The most common financing for oil and gas acquisitions is Reserve-Based Lending (RBL), provided by commercial banks or specialized energy lenders. RBL is a revolving credit facility where the borrowing base is determined by the value of the borrower’s proven oil and gas reserves. Banks rely heavily on the independent reserve report, typically only lending against Proved Developed Producing (PDP) and Proved Developed Non-Producing (PDNP) reserves.
The borrowing base is calculated using conservative commodity price forecasts and discount rates, often resulting in a loan amount equal to 50% to 70% of the Proved reserve value. The borrowing limit is redetermined periodically based on reserve changes and price fluctuations.
Buyers frequently structure deals using Joint Ventures (JVs) or partnerships (LPs or LLCs) to share capital costs and technical risk. A common structure involves a financial partner providing the majority of the capital and an operating partner managing the day-to-day operations. The Joint Operating Agreement (JOA) is the primary legal mechanism governing the relationship and responsibilities between these partners.
In a typical JV, the financial partner receives a preferred return on capital. The operating partner receives a disproportionate share of the revenue once the financial partner’s capital has been recovered (the “promote”).
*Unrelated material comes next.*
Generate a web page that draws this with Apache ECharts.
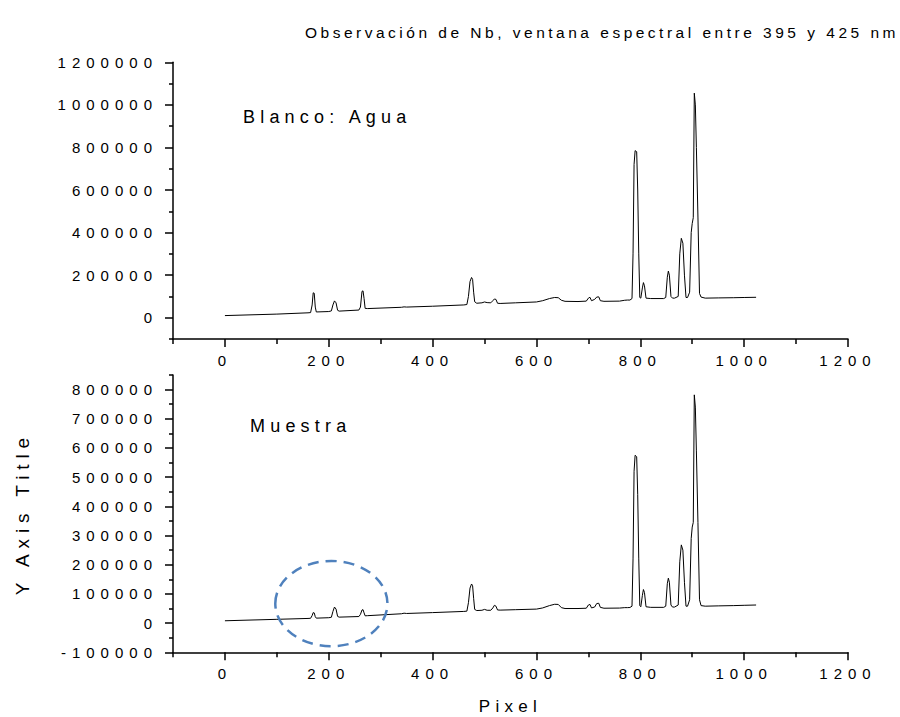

This structure allows the operating partner to acquire and develop assets with less upfront capital risk.
Working Interest ownership offers significant tax advantages due to the ability to deduct certain costs immediately. Intangible Drilling Costs (IDCs), which include non-salvageable expenses like labor, fuel, and supplies incurred during drilling, can be expensed in the year incurred under IRC Section 263(c). This immediate deduction creates a substantial tax shield for the working interest owner.
Working Interest owners can also claim a depletion deduction, accounting for the natural exhaustion of the resource over time. Small producers may utilize the Percentage Depletion method under IRC Section 613A. Qualifying oil and gas interests are considered real property and may be eligible for tax deferral under an IRC Section 1031 like-kind exchange.